Todos los que lo conocimos pensamos que Araujo, que sabía escalar montañas, tirarse en paracaídas y bucear, era capaz de resolver todo. Desde dilemas a dudas o conflictos. Lo consultábamos como si fuese un oráculo o gurú. Una vez fui testigo de cómo en un bar se cortó la luz. El sensei, como lo llaman algunos, se levantó de la mesa y se perdió en la oscuridad. Se escucharon unos ruidos y volvió la luz. Lo recibimos con aplausos. 

Recuerdo que una vez me quedé encerrado en mi casa, con la llave afuera. Por teléfono, Araujo me guió para poder abrirla. Lo mismo pasó con Vitette: una vez a un amigo le quedó la llave adentro de su auto. También lo pudimos resolver con una llamada. No diré la manera para no hacer apología del delito.  

Pero una tarde, mientras esperábamos un tren para ir a ver a uno de sus excompañeros del asalto al banco, comprobé que hasta el hombre más ingenioso puede fallar con lo que parece más fácil.

Ese día Araujo compró en un kiosco un atado de cigarrillos rubios de diez, una gaseosa y un paquete de galletitas dulces. Nos sentamos en un banco a esperar el tren. Araujo intentó abrir el paquete pero no podía. Luchaba, pero el plástico parecía impenetrable. Sus uñas tampoco conseguían vulnerarlo. Hasta que lo rompió con la punta de una llave.  

—Quién iba a pensar —le dije con mirada cómplice—. Planeaste un robo increíble, construiste un túnel, abriste 147 cajas de seguridad con una herramienta inventadas por vos, burlaste a 300 policías, pero no sos capaz de abrir un paquete de galletitas.

Araujo sonrió, aunque no sé si le cayó bien el comentario. 

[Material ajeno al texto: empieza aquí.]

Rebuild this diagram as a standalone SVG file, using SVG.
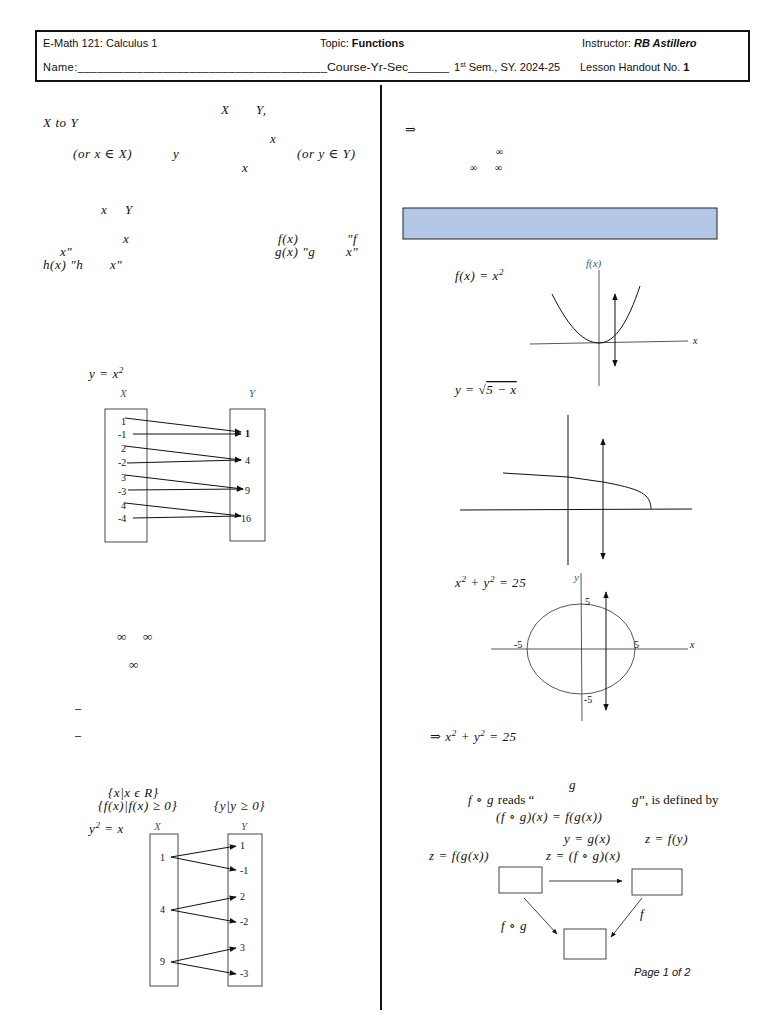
<svg xmlns="http://www.w3.org/2000/svg" width="768" height="1024" viewBox="0 0 768 1024">
<style>
.h{font-family:"Liberation Sans",Arial,sans-serif;font-size:11px;fill:#111}
.m{font-family:"Liberation Serif","DejaVu Serif",serif;font-style:italic;font-size:13px;fill:#111;letter-spacing:0.6px}
.n{font-family:"Liberation Serif",serif;font-size:10px;fill:#111}
.bl{font-family:"Liberation Serif",serif;font-style:italic;font-size:11px;fill:#3a5a8a}
.ln{stroke:#111;stroke-width:1;fill:none}
.ax{stroke:#444;stroke-width:0.9;fill:none}
.bx{stroke:#333;stroke-width:0.9;fill:#fff}
</style>
<defs>
<marker id="a" viewBox="0 0 10 10" refX="9" refY="5" markerWidth="7" markerHeight="7" orient="auto-start-reverse"><path d="M0,1 L10,5 L0,9 z" fill="#111"/></marker>
</defs>
<rect width="768" height="1024" fill="#fff"/>
<g id="header">
<rect x="36" y="31" width="713" height="50" fill="none" stroke="#111" stroke-width="2"/>
<text class="h" x="43" y="47">E-Math 121: Calculus 1</text>
<text class="h" x="320" y="47">Topic: <tspan font-weight="bold">Functions</tspan></text>
<text class="h" x="582" y="47">Instructor: <tspan font-weight="bold" font-style="italic">RB Astillero</tspan></text>
<text class="h" x="43" y="71" textLength="284" lengthAdjust="spacing">Name:______________________________________</text>
<text class="h" x="327" y="71" textLength="122" lengthAdjust="spacingAndGlyphs">Course-Yr-Sec______</text>
<text class="h" x="454" y="71">1<tspan font-size="7" dy="-4">st</tspan><tspan dy="4"> Sem., SY. 2024-25</tspan></text>
<text class="h" x="580" y="71">Lesson Handout No. <tspan font-weight="bold">1</tspan></text>
</g>
<line x1="381" y1="85" x2="381" y2="1010" stroke="#111" stroke-width="2"/>
<g id="left-text">
<text class="m" x="221" y="114">X</text><text class="m" x="256" y="114">Y,</text>
<text class="m" x="43" y="127">X to Y</text>
<text class="m" x="270" y="143">x</text>
<text class="m" x="73" y="158">(or x ∈ X)</text><text class="m" x="173" y="158">y</text><text class="m" x="297" y="158">(or y ∈ Y)</text>
<text class="m" x="242" y="172">x</text>
<text class="m" x="101" y="214">x</text><text class="m" x="125" y="214">Y</text>
<text class="m" x="123" y="243">x</text><text class="m" x="278" y="243">f(x)</text><text class="m" x="347" y="243">"f</text>
<text class="m" x="60" y="256">x"</text><text class="m" x="275" y="256">g(x)  "g</text><text class="m" x="346" y="256">x"</text>
<text class="m" x="43" y="269">h(x)  "h</text><text class="m" x="110" y="269">x"</text>
<text class="m" x="89" y="378">y = x<tspan font-size="9" dy="-5">2</tspan></text>
<text class="m" x="117" y="641" font-size="11">∞</text><text class="m" x="143" y="641" font-size="11">∞</text>
<text class="m" x="129" y="669" font-size="11">∞</text>
<text class="h" x="75" y="712">–</text><text class="h" x="75" y="739">–</text>
<text class="m" x="108" y="797">{x|x ϵ R}</text>
<text class="m" x="98" y="810">{f(x)|f(x) ≥ 0}</text>
<text class="m" x="214" y="810">{y|y  ≥ 0}</text>
<text class="m" x="89" y="833">y<tspan font-size="9" dy="-5">2</tspan><tspan dy="5"> = x</tspan></text>
</g>
<g id="mapping1">
<text class="bl" x="120" y="397">X</text><text class="bl" x="249" y="397">Y</text>
<rect class="bx" x="105" y="409" width="42" height="133"/>
<rect class="bx" x="230" y="409" width="35" height="132"/>
<g class="n" fill="#223">
<text x="121" y="425">1</text><text x="118" y="438">-1</text><text x="121" y="452">2</text><text x="118" y="466">-2</text>
<text x="121" y="481">3</text><text x="118" y="495">-3</text><text x="121" y="509">4</text><text x="118" y="522">-4</text>
<text x="245" y="437" font-weight="bold">1</text><text x="245" y="464">4</text><text x="245" y="494">9</text><text x="241" y="522">16</text>
</g>
</g>
<g id="mapping2">
<text class="bl" x="154" y="830">X</text><text class="bl" x="241" y="830">Y</text>
<rect class="bx" x="150" y="834" width="28" height="152"/>
<rect class="bx" x="228" y="834" width="34" height="152"/>
<g class="n">
<text x="160" y="861">1</text><text x="160" y="913">4</text><text x="160" y="965">9</text>
<text x="240" y="849">1</text><text x="240" y="874">-1</text><text x="240" y="900">2</text><text x="240" y="925">-2</text><text x="240" y="951">3</text><text x="240" y="977">-3</text>
</g>
</g>
<g id="right-text">
<text class="m" x="405" y="134" font-style="normal">⇒</text>
<text class="n" x="496" y="155">∞</text><text class="n" x="470" y="171">∞</text><text class="n" x="495" y="171">∞</text>
<rect x="403" y="208" width="314" height="31" fill="#b4c7e7" stroke="#222" stroke-width="1"/>
<text class="m" x="455" y="280">f(x) = x<tspan font-size="9" dy="-5">2</tspan></text>
<text class="m" x="455" y="394">y = √<tspan text-decoration="overline">5 − x</tspan></text>
<text class="m" x="455" y="587">x<tspan font-size="9" dy="-5">2</tspan><tspan dy="5"> + y</tspan><tspan font-size="9" dy="-5">2</tspan><tspan dy="5"> = 25</tspan></text>
<text class="m" x="430" y="741"><tspan font-style="normal">⇒</tspan> x<tspan font-size="9" dy="-5">2</tspan><tspan dy="5"> + y</tspan><tspan font-size="9" dy="-5">2</tspan><tspan dy="5"> = 25</tspan></text>
</g>
<g id="graph1">
<text class="bl" x="586" y="267" fill="#111">f(x)</text>
<line class="ax" x1="599" y1="270" x2="599" y2="386"/>
<line class="ax" x1="530" y1="344" x2="688" y2="341"/>
<text class="n" x="693" y="344" font-style="italic">x</text>
<path class="ln" d="M552,294 C570,330 585,343 599,343 C615,343 628,322 640,286"/>
<line class="ln" x1="615" y1="294" x2="615" y2="366" marker-start="url(#a)" marker-end="url(#a)"/>
</g>
<g id="graph2">
<line class="ln" x1="568" y1="415" x2="568" y2="565"/>
<line class="ln" x1="460" y1="510" x2="692" y2="509"/>
<path class="ln" d="M503,473 L568,477 L603,482 C625,486 640,490 646,496 C650,500 651,505 651,509"/>
<line class="ln" x1="603" y1="439" x2="603" y2="559" marker-start="url(#a)" marker-end="url(#a)"/>
</g>
<g id="graph3">
<text class="bl" x="574" y="581">y</text>
<line class="ax" x1="581" y1="573" x2="582" y2="721"/>
<line class="ax" x1="491" y1="649" x2="688" y2="649"/>
<ellipse class="ax" cx="581" cy="649" rx="54" ry="45"/>
<text class="n" x="585" y="605">5</text><text class="n" x="514" y="648">-5</text><text class="n" x="634" y="648">5</text>
<text class="n" x="690" y="648" font-style="italic">x</text><text class="n" x="584" y="703">-5</text>
<line class="ln" x1="606" y1="592" x2="606" y2="710" marker-start="url(#a)" marker-end="url(#a)"/>
</g>
<g id="composition-text">
<text class="m" x="569" y="789">g</text>
<text class="m" x="468" y="804">f ∘ g <tspan font-style="normal" letter-spacing="0">reads “</tspan></text>
<text class="m" x="632" y="804">g<tspan font-style="normal" letter-spacing="0">”, is defined by</tspan></text>
<text class="m" x="496" y="821" font-size="14">(f ∘ g)(x) = f(g(x))</text>
<text class="m" x="564" y="843">y = g(x)</text><text class="m" x="645" y="843">z = f(y)</text>
<text class="m" x="429" y="860">z = f(g(x))</text><text class="m" x="546" y="860">z = (f ∘ g)(x)</text>
<text class="m" x="501" y="930">f ∘ g</text><text class="m" x="640" y="918">f</text>
<text class="h" x="634" y="976" font-style="italic">Page 1 of 2</text>
</g>
<g id="box-x"><rect class="bx" x="499" y="867" width="43" height="26"/></g>
<g id="box-y"><rect class="bx" x="632" y="869" width="50" height="26"/></g>
<g id="box-z"><rect class="bx" x="564" y="929" width="42" height="30"/></g>
<g id="connectors" class="ln">
<line x1="125" y1="418" x2="241" y2="432" marker-end="url(#a)"/>
<line x1="133" y1="434" x2="241" y2="434" marker-end="url(#a)"/>
<line x1="125" y1="446" x2="241" y2="460" marker-end="url(#a)"/>
<line x1="127" y1="463" x2="241" y2="460" marker-end="url(#a)"/>
<line x1="125" y1="475" x2="243" y2="489" marker-end="url(#a)"/>
<line x1="128" y1="490" x2="243" y2="489" marker-end="url(#a)"/>
<line x1="125" y1="503" x2="241" y2="516" marker-end="url(#a)"/>
<line x1="133" y1="518" x2="241" y2="516"/>
<line x1="171" y1="857" x2="236" y2="846" marker-end="url(#a)"/>
<line x1="171" y1="857" x2="236" y2="870" marker-end="url(#a)"/>
<line x1="171" y1="910" x2="236" y2="897" marker-end="url(#a)"/>
<line x1="171" y1="910" x2="236" y2="922" marker-end="url(#a)"/>
<line x1="171" y1="962" x2="236" y2="948" marker-end="url(#a)"/>
<line x1="171" y1="962" x2="236" y2="974" marker-end="url(#a)"/>
<line x1="549" y1="881" x2="622" y2="881" stroke-width="0.8" marker-end="url(#a)"/>
<line x1="524" y1="898" x2="557" y2="934" stroke-width="0.8" marker-end="url(#a)"/>
<line x1="642" y1="898" x2="611" y2="937" stroke-width="0.8" marker-end="url(#a)"/>
</g>
</svg>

Días después, un grupo de amigos me pidió que lo invitara a un asado en su honor. Araujo aceptó. Después de comer y vaciar varias botellas de cerveza, uno de los invitados, se levantó de su silla y propuso un brindis de sobremesa:

—Pido alzar las copas por este encuentro, que nos da la posibilidad de compartir esta mesa con el primer ser humano que logró volar. Por vos, Fernando, que con tu ingenio abriste las alas de tu mente y obtuviste un resultado único e irrepetible. ¡Salud!

Araujo se sorprendió, agradeció con las manos en alto, emocionado. El resto nos paramos y lo aplaudimos. 

Luego escuchamos música y abrimos otra cerveza.